### REQUIRED TASK
Copy out the data below as written; omit any images.

### DATA BLOCK

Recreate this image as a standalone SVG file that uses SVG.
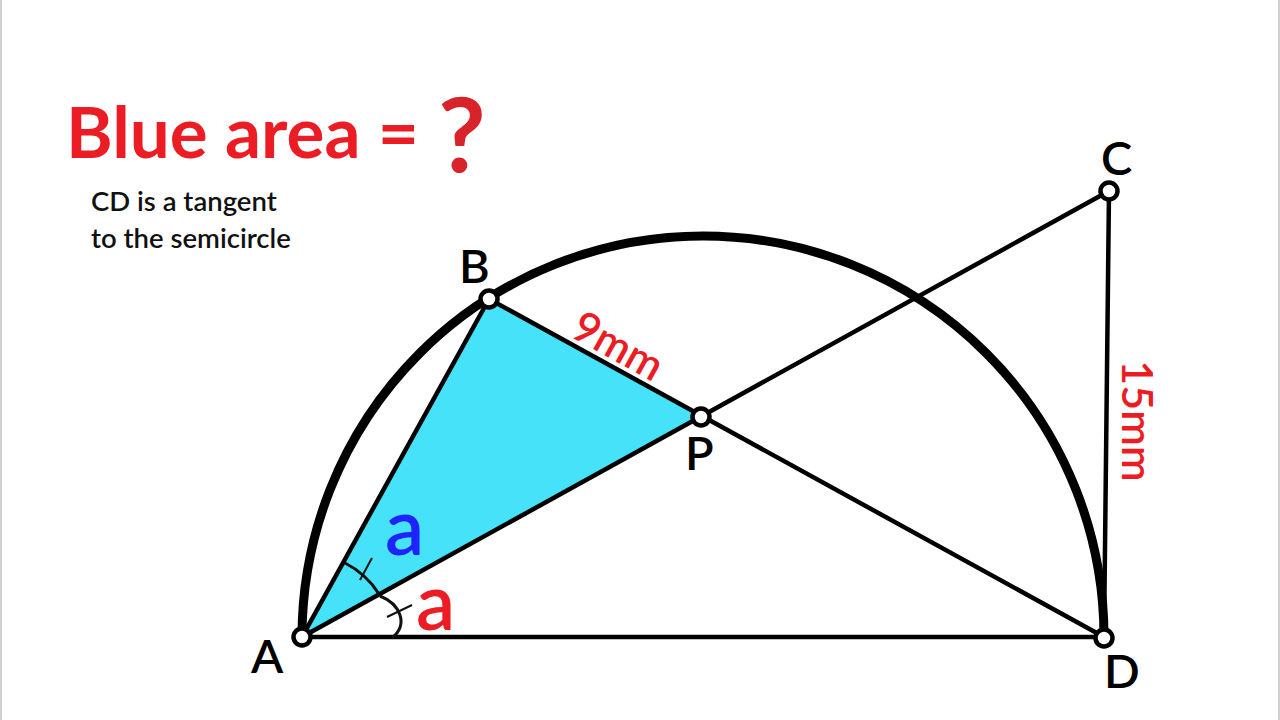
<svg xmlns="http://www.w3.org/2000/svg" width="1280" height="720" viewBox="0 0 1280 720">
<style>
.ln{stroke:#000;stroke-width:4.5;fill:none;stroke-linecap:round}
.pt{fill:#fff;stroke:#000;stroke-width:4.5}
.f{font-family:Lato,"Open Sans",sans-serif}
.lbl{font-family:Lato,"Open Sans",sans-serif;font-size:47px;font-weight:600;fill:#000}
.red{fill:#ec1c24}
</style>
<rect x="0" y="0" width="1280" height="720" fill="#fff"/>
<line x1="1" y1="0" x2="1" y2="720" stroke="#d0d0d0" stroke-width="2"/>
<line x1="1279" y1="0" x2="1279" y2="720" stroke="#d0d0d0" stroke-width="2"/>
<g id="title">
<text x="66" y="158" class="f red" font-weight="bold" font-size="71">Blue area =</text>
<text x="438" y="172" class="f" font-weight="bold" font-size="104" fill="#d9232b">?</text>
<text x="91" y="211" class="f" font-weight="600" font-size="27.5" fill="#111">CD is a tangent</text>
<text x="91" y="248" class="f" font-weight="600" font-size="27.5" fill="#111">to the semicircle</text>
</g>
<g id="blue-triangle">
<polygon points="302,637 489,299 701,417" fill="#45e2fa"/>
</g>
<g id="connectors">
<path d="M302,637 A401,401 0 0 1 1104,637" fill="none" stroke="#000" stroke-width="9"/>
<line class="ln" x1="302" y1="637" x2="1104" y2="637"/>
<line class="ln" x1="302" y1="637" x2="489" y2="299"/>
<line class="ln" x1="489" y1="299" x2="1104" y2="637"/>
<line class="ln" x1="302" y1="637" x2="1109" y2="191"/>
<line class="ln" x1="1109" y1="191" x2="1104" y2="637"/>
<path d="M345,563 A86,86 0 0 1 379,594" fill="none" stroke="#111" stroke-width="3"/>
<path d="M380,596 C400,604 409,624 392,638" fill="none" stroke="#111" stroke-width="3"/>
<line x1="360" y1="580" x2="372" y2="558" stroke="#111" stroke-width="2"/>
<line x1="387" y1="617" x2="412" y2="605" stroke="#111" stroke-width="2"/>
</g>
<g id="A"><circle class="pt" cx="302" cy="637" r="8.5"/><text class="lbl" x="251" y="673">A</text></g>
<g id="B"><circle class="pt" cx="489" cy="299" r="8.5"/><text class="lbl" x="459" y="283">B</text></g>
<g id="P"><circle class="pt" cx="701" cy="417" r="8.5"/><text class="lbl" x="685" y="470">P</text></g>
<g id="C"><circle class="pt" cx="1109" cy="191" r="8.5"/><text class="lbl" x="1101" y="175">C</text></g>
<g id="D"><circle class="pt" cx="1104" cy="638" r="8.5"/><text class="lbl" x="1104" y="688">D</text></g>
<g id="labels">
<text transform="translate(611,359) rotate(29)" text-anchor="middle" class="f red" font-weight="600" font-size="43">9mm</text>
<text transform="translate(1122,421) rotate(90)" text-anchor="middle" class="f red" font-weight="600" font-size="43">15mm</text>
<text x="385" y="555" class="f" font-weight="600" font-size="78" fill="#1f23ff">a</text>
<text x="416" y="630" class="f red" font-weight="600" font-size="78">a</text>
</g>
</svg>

### PROBLEM SOLUTION
Recreate this image as a standalone SVG file that uses SVG.
<svg xmlns="http://www.w3.org/2000/svg" width="1280" height="720" viewBox="0 0 1280 720">
<style>
.ln{stroke:#000;stroke-width:4.5;fill:none;stroke-linecap:round}
.pt{fill:#fff;stroke:#000;stroke-width:4.5}
.f{font-family:Lato,"Open Sans",sans-serif}
.lbl{font-family:Lato,"Open Sans",sans-serif;font-size:47px;font-weight:600;fill:#000}
.red{fill:#ec1c24}
</style>
<rect x="0" y="0" width="1280" height="720" fill="#fff"/>
<line x1="1" y1="0" x2="1" y2="720" stroke="#d0d0d0" stroke-width="2"/>
<line x1="1279" y1="0" x2="1279" y2="720" stroke="#d0d0d0" stroke-width="2"/>
<g id="title">
<text x="66" y="158" class="f red" font-weight="bold" font-size="71">Blue area =</text>
<text x="438" y="172" class="f" font-weight="bold" font-size="104" fill="#d9232b">?</text>
<text x="91" y="211" class="f" font-weight="600" font-size="27.5" fill="#111">CD is a tangent</text>
<text x="91" y="248" class="f" font-weight="600" font-size="27.5" fill="#111">to the semicircle</text>
</g>
<g id="blue-triangle">
<polygon points="302,637 489,299 701,417" fill="#45e2fa"/>
</g>
<g id="connectors">
<path d="M302,637 A401,401 0 0 1 1104,637" fill="none" stroke="#000" stroke-width="9"/>
<line class="ln" x1="302" y1="637" x2="1104" y2="637"/>
<line class="ln" x1="302" y1="637" x2="489" y2="299"/>
<line class="ln" x1="489" y1="299" x2="1104" y2="637"/>
<line class="ln" x1="302" y1="637" x2="1109" y2="191"/>
<line class="ln" x1="1109" y1="191" x2="1104" y2="637"/>
<path d="M345,563 A86,86 0 0 1 379,594" fill="none" stroke="#111" stroke-width="3"/>
<path d="M380,596 C400,604 409,624 392,638" fill="none" stroke="#111" stroke-width="3"/>
<line x1="360" y1="580" x2="372" y2="558" stroke="#111" stroke-width="2"/>
<line x1="387" y1="617" x2="412" y2="605" stroke="#111" stroke-width="2"/>
</g>
<g id="A"><circle class="pt" cx="302" cy="637" r="8.5"/><text class="lbl" x="251" y="673">A</text></g>
<g id="B"><circle class="pt" cx="489" cy="299" r="8.5"/><text class="lbl" x="459" y="283">B</text></g>
<g id="P"><circle class="pt" cx="701" cy="417" r="8.5"/><text class="lbl" x="685" y="470">P</text></g>
<g id="C"><circle class="pt" cx="1109" cy="191" r="8.5"/><text class="lbl" x="1101" y="175">C</text></g>
<g id="D"><circle class="pt" cx="1104" cy="638" r="8.5"/><text class="lbl" x="1104" y="688">D</text></g>
<g id="labels">
<text transform="translate(611,359) rotate(29)" text-anchor="middle" class="f red" font-weight="600" font-size="43">9mm</text>
<text transform="translate(1122,421) rotate(90)" text-anchor="middle" class="f red" font-weight="600" font-size="43">15mm</text>
<text x="385" y="555" class="f" font-weight="600" font-size="78" fill="#1f23ff">a</text>
<text x="416" y="630" class="f red" font-weight="600" font-size="78">a</text>
</g>
</svg>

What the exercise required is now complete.